*TASK TO COMPLETE*
The line containing "3800, 3900, 4000];" marks the end: extract everything from the first line of the data through that line, exactly, with no pictures.

*SUPPLIED DATA*
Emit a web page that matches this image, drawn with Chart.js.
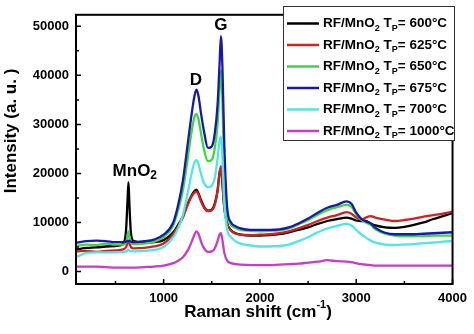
<!DOCTYPE html>
<html>
<head>
<meta charset="utf-8">
<script src="https://cdn.jsdelivr.net/npm/chart.js@4.4.1/dist/chart.umd.min.js"></script>
<style>
  html, body { margin: 0; padding: 0; background: #fff; }
  #ramanChart { display: block; }
</style>
</head>
<body>
<canvas id="ramanChart" width="474" height="334"></canvas>
<script>
// Desplazamiento Raman (cm-1), eje x común a todos los espectros
const ramanShift = [100, 200, 300, 400, 500, 580, 610, 625, 635, 645, 660, 690, 800, 900, 1000, 1100, 1150, 1200, 1250,
    1290, 1320, 1340, 1360, 1390, 1420, 1460, 1500, 1530, 1560, 1580, 1595, 1610, 1630, 1660, 1700,
    1750, 1800, 1900, 2000, 2100, 2200, 2300, 2400, 2500, 2600, 2700, 2800, 2900, 2950, 3000, 3050,
    3100, 3150, 3200, 3300, 3400, 3500, 3600, 3700, 3800, 3900, 4000];

// Intensidades (a. u.)
const tp600 = [4500, 4800, 4900, 5100, 5200, 5600, 8500, 14500, 18200, 13500, 8000, 6200, 5900, 6000, 6400, 8000, 9500, 11200, 13800,
    15500, 16400, 16700, 16000, 14500, 13200, 12400, 12600, 13800, 16500, 20000, 21000, 18000, 13000, 9800, 8400,
    7800, 7500, 7300, 7300, 7400, 7600, 8000, 8500, 9000, 9700, 10300, 10700, 11000, 10800, 10400, 10300,
    10300, 9800, 9400, 9000, 8900, 9100, 9500, 10000, 10700, 11300, 11900];
const tp625 = [4100, 4200, 4000, 4200, 4300, 4500, 5000, 5800, 6100, 5700, 5000, 4700, 4800, 5100, 5700, 7600, 9200, 11000, 13600,
    15300, 16100, 16300, 15800, 14200, 13000, 12300, 12500, 13500, 16500, 20000, 21500, 18500, 13000, 9700, 8300,
    7700, 7500, 7400, 7500, 7600, 7800, 8200, 8800, 9500, 10300, 11000, 11500, 12100, 11800, 11000, 10600,
    11000, 11300, 11000, 10600, 10300, 10500, 10800, 11200, 11500, 11800, 12200];
const tp650 = [5200, 5500, 5400, 5700, 5500, 5500, 6000, 7200, 8200, 7000, 5900, 5600, 5700, 6100, 7000, 9400, 12500, 16500, 23000,
    28500, 31500, 32100, 31200, 28000, 24800, 22500, 22800, 25000, 30000, 37000, 41000, 35000, 20000, 11800, 9500,
    8900, 8500, 8300, 8200, 8300, 8400, 8800, 9600, 10500, 11600, 12500, 13100, 13600, 13200, 11700, 10600,
    10000, 9500, 8600, 7700, 7300, 7200, 7200, 7200, 7300, 7300, 7300];
const tp675 = [5900, 6200, 6300, 6200, 6000, 6000, 6100, 6200, 6300, 6200, 6100, 6000, 6200, 6500, 7500, 10000, 13500, 18500, 26000,
    32000, 35800, 37100, 36000, 32000, 28500, 25200, 25500, 28000, 34000, 42000, 48000, 42000, 26000, 13000, 10000,
    9200, 8800, 8500, 8500, 8500, 8600, 9000, 9800, 10800, 12000, 13000, 13600, 14300, 13800, 12000, 10800,
    10200, 9800, 8900, 7900, 7600, 7600, 7600, 7700, 7800, 7900, 8000];
const tp700 = [3000, 3800, 3900, 3900, 3900, 4000, 4100, 4300, 4400, 4300, 4100, 4100, 4200, 4400, 5000, 7000, 8800, 11500, 16000,
    20000, 22200, 22700, 22000, 19800, 18000, 17200, 17500, 19000, 23000, 26500, 27500, 23500, 14000, 8500, 7000,
    6100, 5700, 5300, 5100, 5100, 5200, 5500, 6200, 7000, 8000, 8800, 9300, 9700, 9400, 8500, 7600,
    6900, 6300, 5900, 5500, 5400, 5500, 5600, 5800, 5900, 6100, 6200];
const tp1000 = [1000, 1000, 1000, 900, 800, 800, 800, 800, 800, 800, 800, 800, 900, 1000, 1200, 1700, 2200, 2900, 4300,
    6000, 7500, 8200, 7800, 6000, 4700, 4000, 4100, 4700, 6200, 7500, 7800, 6500, 3800, 2200, 1700,
    1500, 1400, 1300, 1300, 1300, 1400, 1500, 1600, 1800, 2000, 2300, 2100, 2000, 1900, 1700, 1500,
    1400, 1300, 1200, 1200, 1200, 1200, 1200, 1200, 1200, 1200, 1200];

const seriesData = [tp600, tp625, tp650, tp675, tp700, tp1000];
const seriesTemps = ['600°C', '625°C', '650°C', '675°C', '700°C', '1000°C'];
const seriesColors = ['#000000', '#d42020', '#3cd83c', '#1818b0', '#4ee6e6', '#c83cc8'];

// Marcas de los ejes
const xTicks = [1000, 2000, 3000, 4000];
const xMinor = [500, 1500, 2500, 3500];
const yTicks = [0, 10000, 20000, 30000, 40000, 50000];
const yMinor = [5000, 15000, 25000, 35000, 45000];

const FONT = '"Liberation Sans", Arial, Helvetica, sans-serif';

// Dibuja texto con trozos en subíndice/superíndice, devuelve el ancho total
const drawRich = (ctx, parts, x, y, measureOnly) => {
    let cx = x;
    parts.forEach(p => {
        ctx.font = `bold ${p.size}px ${FONT}`;
        if (!measureOnly) ctx.fillText(p.t, cx, y + (p.dy || 0));
        cx += ctx.measureText(p.t).width;
    });
    return cx - x;
};

// Plugin: marco, ticks hacia dentro, leyenda, anotaciones y títulos
const decoPlugin = {
    id: 'deco',
    afterDraw(chart) {
        const { ctx, chartArea: a, scales: { x, y } } = chart;
        ctx.save();

        // Marco del gráfico
        ctx.strokeStyle = '#000';
        ctx.lineWidth = 2;
        ctx.strokeRect(a.left, a.top, a.right - a.left, a.bottom - a.top);

        // Ticks
        ctx.lineWidth = 1.5;
        ctx.beginPath();
        xTicks.forEach(v => { const p = x.getPixelForValue(v); ctx.moveTo(p, a.bottom); ctx.lineTo(p, a.bottom - 5); });
        xMinor.forEach(v => { const p = x.getPixelForValue(v); ctx.moveTo(p, a.bottom); ctx.lineTo(p, a.bottom - 3); });
        yTicks.forEach(v => { const p = y.getPixelForValue(v); ctx.moveTo(a.left, p); ctx.lineTo(a.left + 5, p); });
        yMinor.forEach(v => { const p = y.getPixelForValue(v); ctx.moveTo(a.left, p); ctx.lineTo(a.left + 3, p); });
        ctx.stroke();

        // Leyenda
        const lx = 283, ly = 6, lw = 171, lh = 134;
        ctx.fillStyle = '#fff';
        ctx.fillRect(lx, ly, lw, lh);
        ctx.strokeStyle = '#333';
        ctx.lineWidth = 1;
        ctx.strokeRect(lx + 0.5, ly + 0.5, lw, lh);
        ctx.textBaseline = 'middle';
        ctx.textAlign = 'left';
        seriesTemps.forEach((temp, i) => {
            const ry = 23.5 + i * 21.5;
            ctx.strokeStyle = seriesColors[i];
            ctx.lineWidth = 2.5;
            ctx.beginPath();
            ctx.moveTo(287, ry);
            ctx.lineTo(319, ry);
            ctx.stroke();
            ctx.fillStyle = '#000';
            drawRich(ctx, [
                { t: 'RF/MnO', size: 13.5 },
                { t: '2', size: 9, dy: 5 },
                { t: ' T', size: 13.5 },
                { t: 'P', size: 9, dy: 5 },
                { t: '= ' + temp, size: 13.5 }
            ], 323, ry);
        });

        // Anotaciones de picos
        ctx.fillStyle = '#000';
        drawRich(ctx, [{ t: 'MnO', size: 17 }, { t: '2', size: 12, dy: 4 }], x.getPixelForValue(470), y.getPixelForValue(20400));
        ctx.textAlign = 'center';
        ctx.font = `bold 17px ${FONT}`;
        ctx.fillText('D', x.getPixelForValue(1335), y.getPixelForValue(39000));
        ctx.fillText('G', x.getPixelForValue(1595), y.getPixelForValue(50200));

        // Título del eje x con superíndice
        ctx.textAlign = 'left';
        const xParts = [
            { t: 'Raman shift (cm', size: 17 },
            { t: '-1', size: 11, dy: -7 },
            { t: ')', size: 17 }
        ];
        const w = drawRich(ctx, xParts, 0, 0, true);
        drawRich(ctx, xParts, 258 - w / 2, 312);

        // Título del eje y
        ctx.translate(11, 131);
        ctx.rotate(-Math.PI / 2);
        ctx.textAlign = 'center';
        ctx.font = `bold 17px ${FONT}`;
        ctx.fillText('Intensity (a. u. )', 0, 0);

        ctx.restore();
    }
};

const ctx = document.getElementById('ramanChart').getContext('2d');

const ramanChart = new Chart(ctx, {
    type: 'line',
    data: {
        datasets: seriesData.map((vals, i) => ({
            label: 'RF/MnO2 TP= ' + seriesTemps[i],
            data: ramanShift.map((s, j) => ({ x: s, y: vals[j] })),
            borderColor: seriesColors[i],
            borderWidth: 2.3,
            pointRadius: 0,
            fill: false,
            cubicInterpolationMode: 'monotone',
            order: seriesData.length - i // la última serie queda encima
        }))
    },
    options: {
        responsive: false,
        animation: false,
        devicePixelRatio: 1,
        layout: { padding: { top: 4, right: 18, left: 0, bottom: 0 } },
        plugins: {
            legend: { display: false },
            tooltip: { enabled: false }
        },
        scales: {
            x: {
                type: 'linear',
                min: 90,
                max: 4000,
                grid: { display: false, drawTicks: false },
                border: { display: false },
                afterBuildTicks: scale => { scale.ticks = xTicks.map(v => ({ value: v })); },
                afterFit: scale => { scale.height = 50; },
                ticks: {
                    padding: 7,
                    color: '#000',
                    font: { family: FONT, size: 13, weight: 'bold' },
                    callback: v => String(v)
                }
            },
            y: {
                min: -2550,
                max: 52350,
                grid: { display: false, drawTicks: false },
                border: { display: false },
                afterBuildTicks: scale => { scale.ticks = yTicks.map(v => ({ value: v })); },
                afterFit: scale => { scale.width = 76; },
                ticks: {
                    padding: 7,
                    color: '#000',
                    font: { family: FONT, size: 13, weight: 'bold' },
                    callback: v => String(v)
                }
            }
        }
    },
    plugins: [decoPlugin]
});
</script>
</body>
</html>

*WRITTEN SOLUTION*
Emit a web page that matches this image, drawn with Chart.js.
<!DOCTYPE html>
<html>
<head>
<meta charset="utf-8">
<script src="https://cdn.jsdelivr.net/npm/chart.js@4.4.1/dist/chart.umd.min.js"></script>
<style>
  html, body { margin: 0; padding: 0; background: #fff; }
  #ramanChart { display: block; }
</style>
</head>
<body>
<canvas id="ramanChart" width="474" height="334"></canvas>
<script>
// Desplazamiento Raman (cm-1), eje x común a todos los espectros
const ramanShift = [100, 200, 300, 400, 500, 580, 610, 625, 635, 645, 660, 690, 800, 900, 1000, 1100, 1150, 1200, 1250,
    1290, 1320, 1340, 1360, 1390, 1420, 1460, 1500, 1530, 1560, 1580, 1595, 1610, 1630, 1660, 1700,
    1750, 1800, 1900, 2000, 2100, 2200, 2300, 2400, 2500, 2600, 2700, 2800, 2900, 2950, 3000, 3050,
    3100, 3150, 3200, 3300, 3400, 3500, 3600, 3700, 3800, 3900, 4000];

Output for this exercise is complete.